▶ [Goal]:
Identify the lines that contain the string "Write", then copy each of them.

-- start --

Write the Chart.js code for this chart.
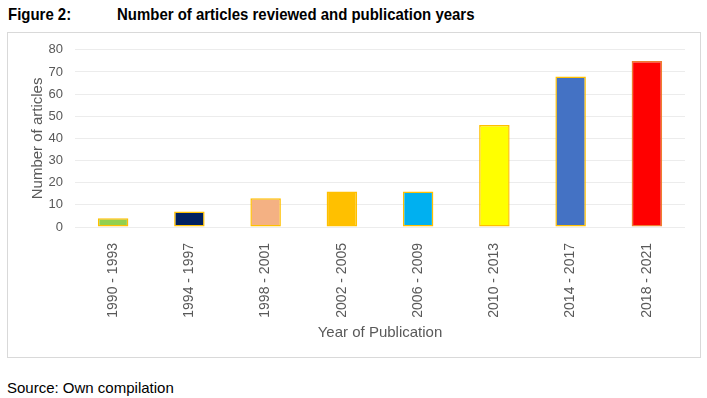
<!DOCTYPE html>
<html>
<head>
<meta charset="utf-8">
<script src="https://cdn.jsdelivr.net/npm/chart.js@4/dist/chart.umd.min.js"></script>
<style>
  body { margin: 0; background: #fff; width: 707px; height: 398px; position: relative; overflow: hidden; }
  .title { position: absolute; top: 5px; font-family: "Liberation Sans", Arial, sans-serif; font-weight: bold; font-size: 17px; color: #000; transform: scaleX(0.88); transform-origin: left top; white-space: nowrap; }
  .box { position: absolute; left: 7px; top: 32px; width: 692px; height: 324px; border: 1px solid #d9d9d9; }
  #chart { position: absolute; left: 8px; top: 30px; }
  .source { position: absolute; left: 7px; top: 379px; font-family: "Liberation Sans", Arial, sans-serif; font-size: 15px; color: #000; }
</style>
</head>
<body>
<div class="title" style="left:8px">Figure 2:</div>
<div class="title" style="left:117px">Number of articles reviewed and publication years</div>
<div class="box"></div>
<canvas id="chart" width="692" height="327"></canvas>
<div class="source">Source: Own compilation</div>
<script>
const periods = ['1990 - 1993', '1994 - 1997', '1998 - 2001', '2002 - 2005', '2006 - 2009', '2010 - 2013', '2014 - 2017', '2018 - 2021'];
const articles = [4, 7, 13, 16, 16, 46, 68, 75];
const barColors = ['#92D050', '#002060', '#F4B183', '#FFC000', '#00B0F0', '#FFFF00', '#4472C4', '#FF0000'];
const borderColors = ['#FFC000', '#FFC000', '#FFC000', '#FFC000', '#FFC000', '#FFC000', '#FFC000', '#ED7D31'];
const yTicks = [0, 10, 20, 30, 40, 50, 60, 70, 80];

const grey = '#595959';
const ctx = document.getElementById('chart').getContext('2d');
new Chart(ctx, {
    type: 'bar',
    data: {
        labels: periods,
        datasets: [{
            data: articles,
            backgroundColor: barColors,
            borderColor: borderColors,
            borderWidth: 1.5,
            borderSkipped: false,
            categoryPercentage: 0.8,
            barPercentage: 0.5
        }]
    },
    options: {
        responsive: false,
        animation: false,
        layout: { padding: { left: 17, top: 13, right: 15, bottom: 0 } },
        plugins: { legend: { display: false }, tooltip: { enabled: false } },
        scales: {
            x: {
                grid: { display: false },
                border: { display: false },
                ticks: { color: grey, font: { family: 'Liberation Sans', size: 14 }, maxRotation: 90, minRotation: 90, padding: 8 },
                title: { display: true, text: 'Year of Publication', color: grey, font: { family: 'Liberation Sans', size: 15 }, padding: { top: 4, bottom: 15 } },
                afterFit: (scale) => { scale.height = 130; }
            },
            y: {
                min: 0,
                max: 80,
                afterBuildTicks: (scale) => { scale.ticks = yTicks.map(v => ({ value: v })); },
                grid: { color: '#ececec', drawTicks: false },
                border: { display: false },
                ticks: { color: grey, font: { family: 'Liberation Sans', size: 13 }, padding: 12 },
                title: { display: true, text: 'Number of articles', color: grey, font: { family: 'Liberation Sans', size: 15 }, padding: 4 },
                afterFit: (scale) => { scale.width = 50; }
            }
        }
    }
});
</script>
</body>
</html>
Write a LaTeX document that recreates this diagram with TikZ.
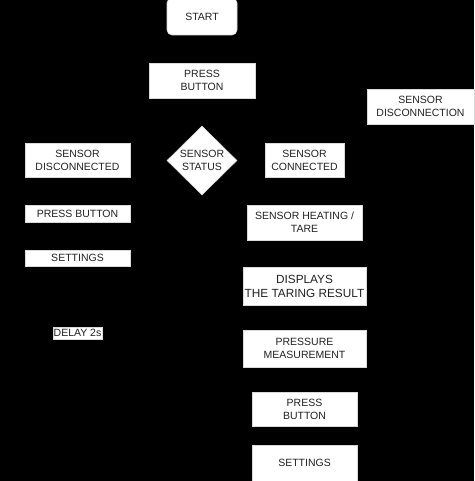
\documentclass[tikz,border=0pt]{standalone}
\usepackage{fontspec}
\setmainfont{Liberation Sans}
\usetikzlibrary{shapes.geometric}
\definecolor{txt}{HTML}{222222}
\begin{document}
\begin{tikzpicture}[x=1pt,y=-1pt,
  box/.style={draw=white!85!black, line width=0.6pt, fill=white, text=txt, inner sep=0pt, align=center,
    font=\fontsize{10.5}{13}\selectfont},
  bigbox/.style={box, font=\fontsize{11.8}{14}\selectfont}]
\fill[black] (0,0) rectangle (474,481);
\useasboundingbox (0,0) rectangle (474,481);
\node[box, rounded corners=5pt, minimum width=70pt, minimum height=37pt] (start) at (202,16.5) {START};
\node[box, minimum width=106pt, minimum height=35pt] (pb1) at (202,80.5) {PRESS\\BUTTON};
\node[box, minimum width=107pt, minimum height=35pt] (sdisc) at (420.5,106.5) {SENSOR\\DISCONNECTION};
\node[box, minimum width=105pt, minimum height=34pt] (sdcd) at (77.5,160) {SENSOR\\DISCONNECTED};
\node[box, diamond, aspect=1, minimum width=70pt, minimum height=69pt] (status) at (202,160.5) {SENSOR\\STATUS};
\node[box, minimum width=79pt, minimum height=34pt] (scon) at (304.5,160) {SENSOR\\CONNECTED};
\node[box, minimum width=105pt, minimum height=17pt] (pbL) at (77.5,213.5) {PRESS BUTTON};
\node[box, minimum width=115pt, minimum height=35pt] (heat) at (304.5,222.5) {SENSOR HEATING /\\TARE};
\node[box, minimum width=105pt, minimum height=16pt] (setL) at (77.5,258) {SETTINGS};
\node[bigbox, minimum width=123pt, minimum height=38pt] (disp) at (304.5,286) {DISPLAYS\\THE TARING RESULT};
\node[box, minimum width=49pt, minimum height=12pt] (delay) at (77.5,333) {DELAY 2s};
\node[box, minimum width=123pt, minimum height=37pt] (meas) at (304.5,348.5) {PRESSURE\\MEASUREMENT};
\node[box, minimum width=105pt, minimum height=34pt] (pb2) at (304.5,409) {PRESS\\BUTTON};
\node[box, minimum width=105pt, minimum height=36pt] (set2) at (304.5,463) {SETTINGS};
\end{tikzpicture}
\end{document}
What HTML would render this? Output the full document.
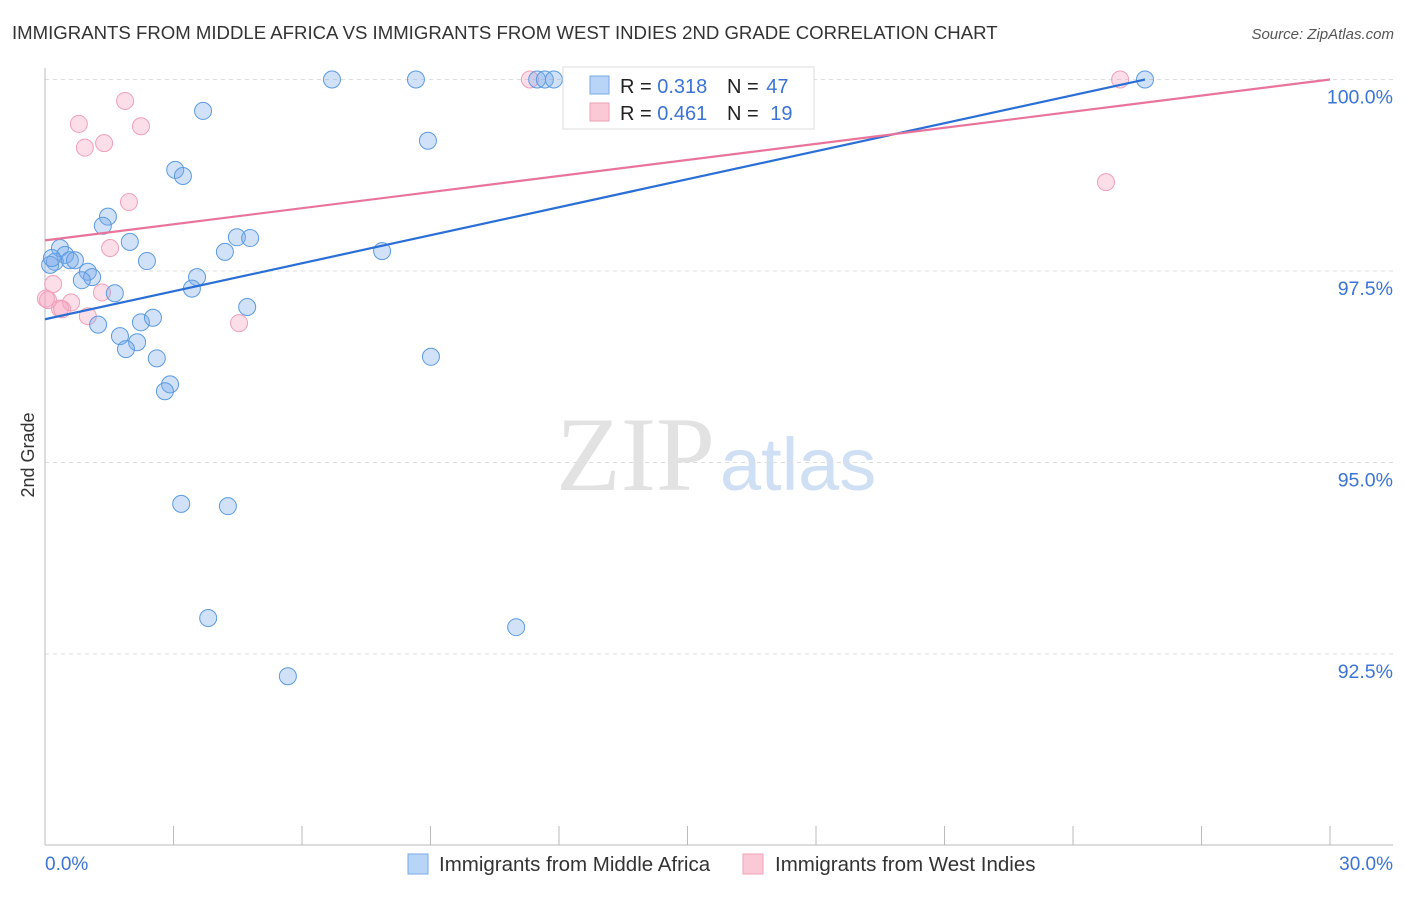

-- end --

▶ [The result]:
Write the Chart.js code for this chart.
Write a LaTeX document that recreates this diagram with TikZ.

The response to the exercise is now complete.